For Thanksgiving break, my family and I traveled to Florida, seeing both my dad’s mother in Jacksonville, and my mom’s side in South Florida.
Ever since I was real little, I’ve had a draw to the beach. I’ve fallen in love with the crashing of the waves, the feeling of sand, the warmth of the sun, and the breeze. I’ve come to love snow out in Colorado, but there’s just something special about water. Swimming underwater during a thunderstorm is one of the coolest things. During a late night walk on the beach, and tears filling my eyes, God placed a burden on my heart. He opened my eyes to seeing how I worry when I don’t need to, instead of going into prayer, I question what God is doing in and through me. The Lord put an image on my mind, that helped me see my walk with Him over my life.
Life is like the beach, but the difference is where we walk. Do we walk along the shoreline, or next to the bushes/grass at beginning of the beach, or are we swimming in the ocean? Those who pursue Him, will dive headfirst into the waters and swim towards the horizon. But many of us, keep returning to the shore. And I will admit first hand, that I return to the shoreline all too many times.

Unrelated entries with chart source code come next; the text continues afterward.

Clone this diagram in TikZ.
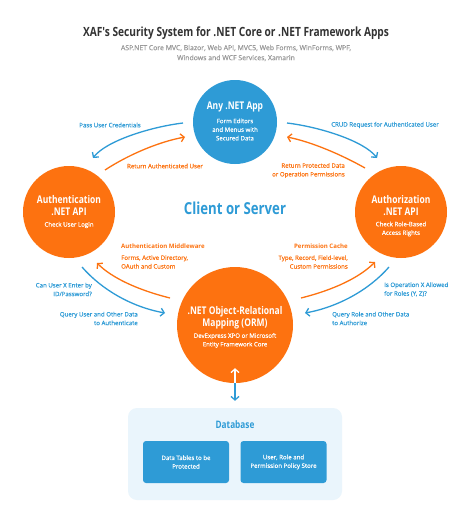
\documentclass[tikz,border=0pt]{standalone}
\usepackage{fontspec}
\setmainfont{Open Sans}
\newfontfamily\cond{Open Sans}[FakeStretch=0.8]
\newfontfamily\semi{Open Sans}[FakeBold=0.5]
\usetikzlibrary{arrows.meta,calc}
\definecolor{xorange}{HTML}{FD7210}
\definecolor{xblue}{HTML}{2E9BD6}
\definecolor{dbfill}{HTML}{EAF5FC}
\definecolor{titlegray}{HTML}{333333}
\definecolor{subgray}{HTML}{9A9A9A}
\begin{document}
\begin{tikzpicture}[x=1pt,y=-1pt,
  circ/.style={circle,fill=xorange,minimum size=#1,inner sep=0pt},
  head/.style={text=white,inner sep=0pt,align=center,font=\cond\bfseries\fontsize{10.6}{11.5}\selectfont},
  body/.style={text=white,inner sep=0pt,align=center,font=\semi\fontsize{6.1}{8.6}\selectfont},
  lbl/.style={inner sep=0pt,font=\semi\fontsize{6.1}{8.7}\selectfont},
  lblb/.style={inner sep=0pt,font=\bfseries\fontsize{6.1}{8.7}\selectfont},
  arr/.style={line width=1.3pt,-{Straight Barb[length=3.5pt,width=8pt]}},
  bluearr/.style={arr,draw=xblue},
  orarr/.style={arr,draw=xorange},
  dbbox/.style={fill=xblue,rounded corners=3pt,minimum width=86pt,minimum height=42pt,inner sep=0pt,text=white,align=center,font=\semi\fontsize{6.1}{8.6}\selectfont}
]
\useasboundingbox[fill=white] (0,0) rectangle (474,527);

% title
\node[inner sep=0pt,text=titlegray,font=\cond\bfseries\fontsize{12.7}{14}\selectfont] (title) at (236,33) {XAF's Security System for .NET Core or .NET Framework Apps};
\node[inner sep=0pt,text=subgray,align=center,font=\semi\fontsize{6.9}{10}\selectfont] (sub) at (236,53) {ASP.NET Core MVC, Blazor, Web API, MVC5, Web Forms, WinForms, WPF,\\Windows and WCF Services, Xamarin};

% circles
\node[circ=84pt,fill=xblue] (app) at (235,122) {};
\node[circ=92pt] (auth) at (69,212) {};
\node[circ=92pt] (authz) at (401,212) {};
\node[circ=116pt] (orm) at (235,325) {};

\node[head] (apph) at (235,107) {Any .NET App};
\node[body] (appb) at (235,129.5) {Form Editors\\and Menus with\\Secured Data};
\node[head] (authh) at (69,205.5) {Authentication\\.NET API};
\node[body] (authb) at (69,225) {Check User Login};
\node[head] (authzh) at (401,205.5) {Authorization\\.NET API};
\node[body] (authzb) at (401,229) {Check Role-Based\\Access Rights};
\node[head] (ormh) at (235,317.5) {.NET Object-Relational\\Mapping (ORM)};
\node[body] (ormb) at (235,340.5) {DevExpress XPO or Microsoft\\Entity Framework Core};

\node[inner sep=0pt,text=xblue,font=\cond\bfseries\fontsize{16.5}{18}\selectfont] (cs) at (235,208) {Client or Server};

% top-left arcs
\draw[bluearr] ($(app)+(-52,1)$) .. controls (150,127) and (106,141) .. ($(auth)+(24,-54)$);
\draw[orarr] ($(auth)+(36,-42)$) .. controls (128,155) and (158,142) .. ($(app)+(-50,15)$);
% top-right arcs
\draw[bluearr] ($(app)+(52,1)$) .. controls (320,127) and (364,141) .. ($(authz)+(-24,-54)$);
\draw[orarr] ($(authz)+(-36,-44)$) .. controls (342,155) and (312,142) .. ($(app)+(52,15)$);
% bottom-left arcs
\draw[orarr] ($(orm)+(-65,-27)$) .. controls (138,290) and (112,278) .. ($(auth)+(28,51)$);
\draw[bluearr] ($(auth)+(13,55)$) .. controls (102,290) and (132,307) .. ($(orm)+(-70,-12)$);
% bottom-right arcs
\draw[orarr] ($(orm)+(66,-27)$) .. controls (333,290) and (359,278) .. ($(authz)+(-26,50)$);
\draw[bluearr] ($(authz)+(-12,55)$) .. controls (369,290) and (338,307) .. ($(orm)+(70,-12)$);

% labels
\node[lbl,text=xblue] (l1) at (110,125) {Pass User Credentials};
\node[lbl,text=xblue] (l2) at (385,125) {CRUD Request for Authenticated User};
\node[lbl,text=xorange] (l3) at (165,166) {Return Authenticated User};
\node[lbl,text=xorange,anchor=east,align=right] (l4) at (345,170.5) {Return Protected Data\\or Operation Permissions};
\node[lblb,text=xorange,anchor=west] (l5) at (121,246) {Authentication Middleware};
\node[lbl,text=xorange,anchor=west,align=left] (l6) at (121,262) {Forms, Active Directory,\\OAuth and Custom};
\node[lbl,text=xblue,anchor=east,align=right] (l7) at (92,289.5) {Can User X Enter by\\ID/Password?};
\node[lbl,text=xblue,anchor=east,align=right] (l8) at (138,318.5) {Query User and Other Data\\to Authenticate};
\node[lblb,text=xorange,anchor=east] (l9) at (348,246) {Permission Cache};
\node[lbl,text=xorange,anchor=east,align=right] (l10) at (348,262) {Type, Record, Field-level,\\Custom Permissions};
\node[lbl,text=xblue,anchor=west,align=left] (l11) at (384,289.5) {Is Operation X Allowed\\for Roles (Y, Z)?};
\node[lbl,text=xblue,anchor=west,align=left] (l12) at (332,318.5) {Query Role and Other Data\\to Authorize};

% database
\node[fill=dbfill,rounded corners=9pt,minimum width=214pt,minimum height=92pt,inner sep=0pt] (db) at (235,454) {};
\node[inner sep=0pt,text=xblue,font=\cond\bfseries\fontsize{10.3}{11}\selectfont] (dbt) at (235,425) {Database};
\node[dbbox] (t1) at (186,462) {Data Tables to be\\Protected};
\node[dbbox] (t2) at (283.5,462) {User, Role and\\Permission Policy Store};

% ORM <-> database
\draw[arr,draw=white] (orm.south) -- ($(orm.south)+(0,-15)$);
\draw[bluearr] (orm.south) -- ($(db.north)+(0,-7)$);
\end{tikzpicture}
\end{document}
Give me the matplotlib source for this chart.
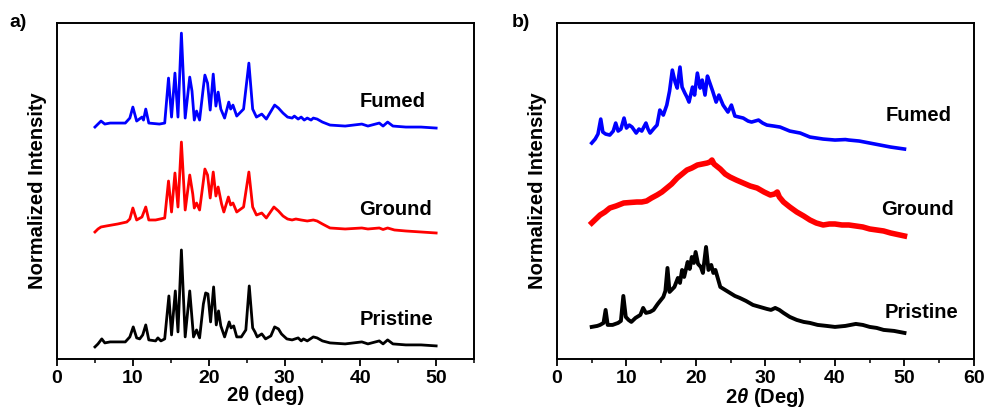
import matplotlib

matplotlib.use("Agg")
import matplotlib.pyplot as plt
from matplotlib.ticker import MultipleLocator

plt.rcParams["font.family"] = ["Liberation Sans", "DejaVu Sans"]
plt.rcParams["mathtext.fontset"] = "custom"
plt.rcParams["mathtext.it"] = "Liberation Sans:italic:bold"
plt.rcParams["mathtext.rm"] = "Liberation Sans:bold"

# ---- panel a: sharp crystalline patterns (offset intensities, arbitrary units)
A_PRISTINE_X = [5.0, 5.4, 5.9, 6.3, 7.0, 9.0, 9.6, 10.05, 10.5, 10.9, 11.3, 11.7, 12.1, 13.0, 13.3,
                13.7, 14.2, 14.75, 15.1, 15.6, 15.95, 16.4, 16.9, 17.5, 18.0, 18.4, 18.8, 19.3, 19.6,
                19.9, 20.25, 20.65, 21.0, 21.3, 21.6, 22.1, 22.7, 22.95, 23.3, 23.7, 24.3, 24.9, 25.35,
                25.8, 26.1, 26.4, 27.0, 27.5, 28.2, 28.7, 29.2, 29.6, 30.3, 31.0, 31.8, 32.2, 32.5,
                33.0, 33.8, 34.3, 35.0, 36.0, 38.0, 40.2, 41.0, 42.5, 43.0, 43.6, 44.3, 46.0, 48.0, 50.0]
A_PRISTINE_Y = [12, 15, 20, 16, 17, 17, 22, 32, 21, 20, 24, 34, 19, 18, 21,
                18, 20, 63, 24, 68, 27, 109, 22, 68, 22, 29, 21, 55, 66,
                65, 37, 72, 34, 48, 33, 22, 37, 31, 33, 22, 22, 29, 73,
                31, 27, 22, 25, 20, 23, 32, 30, 25, 20, 19, 21, 18, 20,
                18, 22, 21, 18, 16, 15, 17, 15, 18, 15, 19, 15, 14, 14, 13]

A_GROUND_X = [5.0, 5.4, 5.8, 6.5, 8.0, 9.2, 9.6, 10.0, 10.5, 11.2, 11.7, 12.1, 13.0, 14.2, 14.7,
              15.1, 15.55, 15.95, 16.4, 16.9, 17.5, 17.9, 18.1, 18.4, 18.8, 19.3, 19.5, 19.85, 20.2,
              20.6, 20.95, 21.25, 21.7, 22.0, 22.6, 22.9, 23.2, 23.7, 24.6, 25.3, 25.8, 26.3, 27.0,
              27.6, 28.6, 29.2, 29.8, 30.4, 31.0, 31.5, 32.2, 33.0, 33.8, 34.3, 35.0, 36.0, 38.0,
              40.2, 41.0, 42.5, 43.0, 43.6, 44.5, 46.0, 48.0, 50.0]
A_GROUND_Y = [127, 130, 132, 133, 135, 137, 140, 151, 139, 142, 152, 139, 139, 141, 178,
              147, 186, 152, 217, 149, 184, 165, 151, 156, 149, 178, 190, 184, 161,
              187, 163, 172, 155, 147, 162, 154, 156, 147, 152, 187, 152, 144, 146,
              141, 152, 148, 143, 140, 139, 140, 139, 138, 139, 138, 135, 131, 130,
              131, 130, 131, 129.5, 131, 129, 128, 127, 126]

A_FUMED_X = [5.0, 5.4, 5.8, 6.3, 7.0, 9.0, 9.6, 10.0, 10.5, 11.2, 11.4, 11.7, 12.1, 13.5, 14.2,
             14.7, 15.1, 15.55, 15.95, 16.4, 16.9, 17.5, 17.8, 18.1, 18.4, 18.8, 19.3, 19.5, 19.85,
             20.2, 20.6, 20.95, 21.25, 21.6, 22.1, 22.65, 22.9, 23.2, 23.7, 24.6, 25.3, 25.8, 26.3,
             27.0, 27.6, 28.7, 29.2, 29.8, 30.4, 31.0, 31.3, 31.8, 32.2, 32.6, 33.0, 33.5, 33.8,
             34.3, 35.0, 36.0, 38.0, 40.2, 41.0, 42.5, 43.0, 43.6, 44.3, 46.0, 48.0, 50.0]
A_FUMED_Y = [232, 235, 238, 235, 236, 236, 241, 252, 238, 242, 239, 250, 236, 235, 236,
             281, 242, 286, 242, 326, 241, 282, 268, 239, 248, 239, 272, 284, 276,
             249, 285, 253, 267, 250, 241, 257, 250, 254, 243, 250, 296, 250, 242,
             245, 240, 254, 251, 246, 242, 241, 243, 240, 242, 239, 241, 239, 241,
             240, 237, 234, 233, 235, 233, 236, 233, 237, 233, 232, 232, 231]

# ---- panel b: broad, mostly amorphous patterns
B_PRISTINE_X = [5.0, 5.8, 6.2, 6.7, 7.0, 7.3, 8.0, 8.8, 9.2, 9.55, 9.9, 10.3, 10.7, 11.3, 12.0,
                12.4, 12.8, 13.4, 13.9, 14.5, 15.3, 15.6, 15.9, 16.2, 16.9, 17.4, 17.7, 18.0, 18.3,
                18.8, 19.1, 19.4, 19.7, 19.95, 20.3, 20.7, 21.0, 21.45, 21.8, 22.2, 22.5, 22.8, 23.5,
                24.2, 24.9, 25.6, 26.3, 27.2, 28.2, 29.2, 30.2, 30.8, 31.4, 32.0, 32.6, 33.5, 34.5,
                35.5, 36.4, 37.5, 38.8, 40.0, 41.5, 43.0, 44.0, 45.0, 46.0, 47.0, 48.5, 50.0]
B_PRISTINE_Y = [32, 33, 34, 36, 49, 34, 34, 36, 38, 63, 42, 39, 37, 41, 44,
                51, 46, 47, 49, 55, 62, 68, 91, 67, 72, 81, 76, 89, 82,
                97, 90, 102, 96, 107, 95, 92, 86, 112, 89, 94, 86, 89, 72,
                69, 66, 63, 61, 58, 54, 52, 50, 49, 51, 49, 46, 42, 39,
                37, 36, 34, 33, 32, 33, 35, 34, 32, 31, 29, 28, 26]

B_GROUND_X = [5.0, 5.6, 6.2, 6.9, 7.6, 8.5, 9.6, 10.5, 11.5, 12.2, 12.9, 13.6, 14.4, 15.1, 15.8,
              16.5, 17.3, 18.0, 18.7, 19.4, 20.2, 20.9, 21.6, 22.0, 22.3, 22.6, 23.5, 24.2, 24.9,
              25.8, 26.8, 27.8, 28.8, 29.8, 30.7, 31.3, 31.7, 32.0, 32.6, 33.5, 34.5, 35.5, 36.4,
              37.3, 38.3, 39.2, 40.0, 41.0, 42.0, 43.0, 44.0, 45.0, 46.0, 47.0, 48.0, 49.0, 50.0]
B_GROUND_Y = [136, 140, 144, 147, 151, 153, 156, 156.5, 157, 157, 158, 161, 164, 167, 171,
              175, 181, 185, 189, 191, 194, 195, 196, 197, 199, 195, 190, 185, 182,
              179, 176, 173, 171, 167, 164, 165, 167, 162, 157, 152, 147, 143, 139,
              136, 134, 135, 135, 134, 134, 133, 132, 130, 129, 128, 126, 124.5, 123]

B_FUMED_X = [5.0, 5.5, 5.9, 6.3, 6.6, 7.0, 7.6, 8.1, 8.45, 8.8, 9.2, 9.65, 10.0, 10.4, 10.8,
             11.4, 11.8, 12.2, 12.8, 13.1, 13.4, 14.0, 14.4, 14.8, 15.3, 15.8, 16.2, 16.6, 17.0,
             17.3, 17.7, 18.0, 18.4, 18.7, 19.0, 19.5, 19.8, 20.2, 20.6, 20.9, 21.3, 21.65, 22.0,
             22.4, 22.9, 23.3, 23.9, 24.6, 25.1, 25.6, 26.2, 26.8, 27.5, 28.0, 29.0, 29.6, 30.2,
             31.2, 32.1, 33.5, 35.0, 36.4, 38.3, 40.0, 41.5, 42.0, 43.5, 45.0, 46.5, 48.0, 49.0, 50.0]
B_FUMED_Y = [216, 220, 225, 240, 227, 225, 224, 228, 236, 228, 230, 241, 231, 234, 232,
             226, 230, 228, 236, 230, 226, 231, 234, 249, 244, 254, 268, 289, 277,
             271, 292, 272, 266, 262, 257, 272, 264, 286, 271, 279, 264, 283, 276,
             268, 257, 264, 254, 247, 254, 243, 242, 241, 238, 237, 239, 236, 234,
             233, 232, 228, 226, 222, 220, 219, 219.5, 219, 218, 216, 214, 212, 211, 210]

LABELS = ["Fumed", "Ground", "Pristine"]
COLORS = ["#0000FF", "#FF0000", "#000000"]
A_LABEL_POS = [(44.3, 258), (44.6, 149), (44.8, 39)]
B_LABEL_POS = [(52.1, 244), (51.9, 149), (52.5, 46)]


def style_axes(ax, xmax, xlabel):
    ax.set_xlim(0, xmax)
    ax.set_ylim(0, 336)
    ax.set_yticks([])
    ax.xaxis.set_major_locator(MultipleLocator(10))
    ax.xaxis.set_minor_locator(MultipleLocator(5))
    ax.tick_params(axis="x", which="major", direction="out", length=5, width=1.3,
                   labelsize=14, pad=3)
    ax.tick_params(axis="x", which="minor", direction="out", length=3, width=1.1)
    for label in ax.get_xticklabels():
        label.set_fontweight("bold")
    for spine in ax.spines.values():
        spine.set_linewidth(1.4)
    ax.set_xlabel(xlabel, fontsize=14.5, weight="bold", labelpad=-1)
    ax.set_ylabel("Normalized Intensity", fontsize=14.5, weight="bold", labelpad=7)


fig = plt.figure(figsize=(9.87, 4.13), dpi=100)
ax_a = fig.add_axes([0.0578, 0.131, 0.4225, 0.813])
ax_b = fig.add_axes([0.5643, 0.131, 0.4225, 0.813])

a_series = [(A_FUMED_X, A_FUMED_Y), (A_GROUND_X, A_GROUND_Y), (A_PRISTINE_X, A_PRISTINE_Y)]
for (xs, ys), color in zip(a_series, COLORS):
    ax_a.plot(xs, ys, color=color, linewidth=2.0, solid_joinstyle="round")
for name, (tx, ty) in zip(LABELS, A_LABEL_POS):
    ax_a.text(tx, ty, name, fontsize=14.5, weight="bold", ha="center", va="center")

b_series = [(B_FUMED_X, B_FUMED_Y), (B_GROUND_X, B_GROUND_Y), (B_PRISTINE_X, B_PRISTINE_Y)]
b_widths = [2.6, 4.0, 2.8]
for (xs, ys), color, lw in zip(b_series, COLORS, b_widths):
    ax_b.plot(xs, ys, color=color, linewidth=lw, solid_joinstyle="round")
for name, (tx, ty) in zip(LABELS, B_LABEL_POS):
    ax_b.text(tx, ty, name, fontsize=14.5, weight="bold", ha="center", va="center")

style_axes(ax_a, 55, "2θ (deg)")
style_axes(ax_b, 60, r"2$\mathit{θ}$ (Deg)")

fig.text(0.010, 0.935, "a)", fontsize=14, weight="bold")
fig.text(0.518, 0.935, "b)", fontsize=14, weight="bold")

fig.savefig("out.png", dpi=100)
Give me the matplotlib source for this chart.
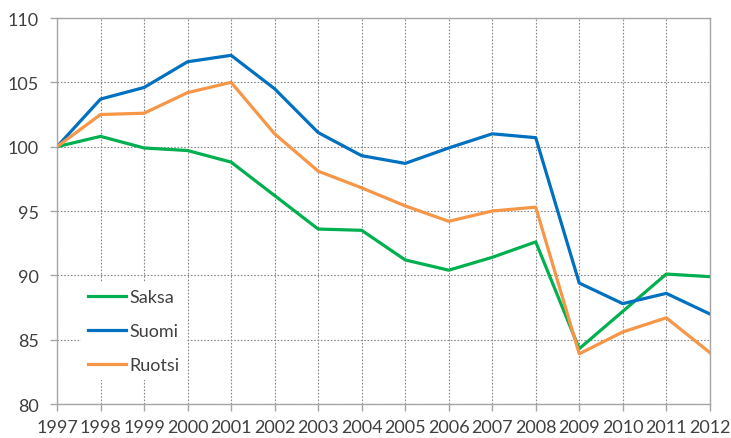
import matplotlib.pyplot as plt

plt.rcParams['font.family'] = ['Lato', 'DejaVu Sans']

years = list(range(1997, 2013))
saksa = [100, 100.8, 99.9, 99.7, 98.8, 96.2, 93.6, 93.5, 91.2, 90.4, 91.4, 92.6, 84.3, 87.2, 90.1, 89.9]
suomi = [100, 103.7, 104.6, 106.6, 107.1, 104.5, 101.1, 99.3, 98.7, 99.9, 101.0, 100.7, 89.4, 87.8, 88.6, 87.0]
ruotsi = [100, 102.5, 102.6, 104.2, 105.0, 101.0, 98.1, 96.8, 95.4, 94.2, 95.0, 95.3, 83.9, 85.6, 86.7, 84.0]

fig = plt.figure(figsize=(7.31, 4.39), dpi=100)
ax = fig.add_axes([0.078, 0.0774, 0.893, 0.8793])

ax.plot(years, saksa, color='#00B050', lw=2.3, label='Saksa')
ax.plot(years, suomi, color='#0070C0', lw=2.3, label='Suomi')
ax.plot(years, ruotsi, color='#F79646', lw=2.3, label='Ruotsi')

ax.set_xlim(1997, 2012)
ax.set_ylim(80, 110)
ax.set_xticks(years)
ax.set_yticks(range(80, 111, 5))
ax.grid(True, color='#888888', linestyle=(0, (1.5, 1.5)), linewidth=0.8)
ax.set_axisbelow(True)
for s in ax.spines.values():
    s.set_color('#a6a6a6')
    s.set_linewidth(1.0)
ax.tick_params(axis='both', colors='#a6a6a6', length=5, width=1.0,
               labelcolor='#404040', labelsize=13)
ax.tick_params(axis='x', pad=6)
ax.tick_params(axis='y', pad=8)

leg = ax.legend(loc='center left', bbox_to_anchor=(0.036, 0.189), borderaxespad=0,
                fontsize=13, handlelength=2.1, handletextpad=0.2,
                labelspacing=1.0, frameon=True, fancybox=False)
leg.get_frame().set_edgecolor('none')
leg.get_frame().set_alpha(1)
for t in leg.get_texts():
    t.set_color('#404040')

fig.savefig('out.png', dpi=100)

Some of us stay on the pier, never touching the sand, never pursuing anything further. Some of us live our whole lives only walking along the start of the sand, either paralyzed by the fear of the unknown, or never knowing they could go farther. As you begin to walk towards the ocean, the sand begins to thicken, seaweed clutters the ground, tangling your toes, and more seashells cover the sand. I think so many of us get to the edge of the water, and love the feeling of water rushing over our feet, but we become too scared to actually head deeper into His waters.
We become paralyzed by the unknown. We get too impatient with waiting. Instead of heading in, we run back to the sand. Some of us may never try swimming again.
“If I rise on the wings of the dawn, if I settle on the far side of the sea, even there your hand will guide me, your right hand will hold me fast.” Psalm 139:9-10
I would like to say I’ve always been one to dive deeper in Christ no matter the trials, but instead I’m one to run out of the water when times get too hard. One who spent many times walking along the thinnest part of the sand, not wanting to get any closer to Christ, staying away from Him. I’ve been one to cry out in my lowest moments, telling Him I’m done trusting, I’m done trying, and I’m doing life on my own. When setbacks happen, when losses occur, and when grief takes over, I run towards shore, rather than sitting in His waters of redemption and peace. There were several years filled with complete darkness, that I filled my life with materialistic things, and others, but my best friend, Elise came alongside me, and steered me back to the water. If I haven’t said it already, she’s a rockstar. (grateful for ya!) I realized that I couldn’t truly live without Jesus.
“When you pass through the waters, I will be with you; and when you pass through the rivers they will not sweep over you.” Isaiah 43:2
There’re still times where it feels like waves keep pummeling me, but Jesus comes and picks me up. Teaching me that trials will still occur throughout my life, but instead of running away from Him, to draw near and He will fill me with peace. He will never let me drown, never let me fail, and never leave me alone when it feels like sharks are surrounding me. I like to think trials are like sharks, they will always be apart of our lives, but when we face them head-on with Jesus, they will not destroy us, and not consume us.
His waters of redemption, forgiveness, faithfulness, and patience are never-ending. And as the Sun rises ever morning, it’s a reminder to keep swimming to the horizon, where one day we’ll be reunited with Christ in Heaven.
Walking along the beach, listening to the album Greater: by Jess & Gabriel (!!!!), and hearing the waves crash, made me realize that I don’t fully trust God. I know He has a plan for me, I know that in my heart, but when trials surround me, I doubt. Currently going through a time where more unknowns for the future and present fill my head, than knowns, but learning to swim in His grace is key to being at peace. Still haven’t quite figured that out yet, but working on it. And lastly, I really missed the beach.
No successful tan lines this trip, but how crazy cool the beach really is.
God is so so cool for creating imagery to help us see His steadfastness at all times. No matter how lonesome a sea full of sharks can be, He is present.
Praying for those of y’all who’re also going through trials, that you may experience peace, and learn to keep swimming, rather than returning to the shore.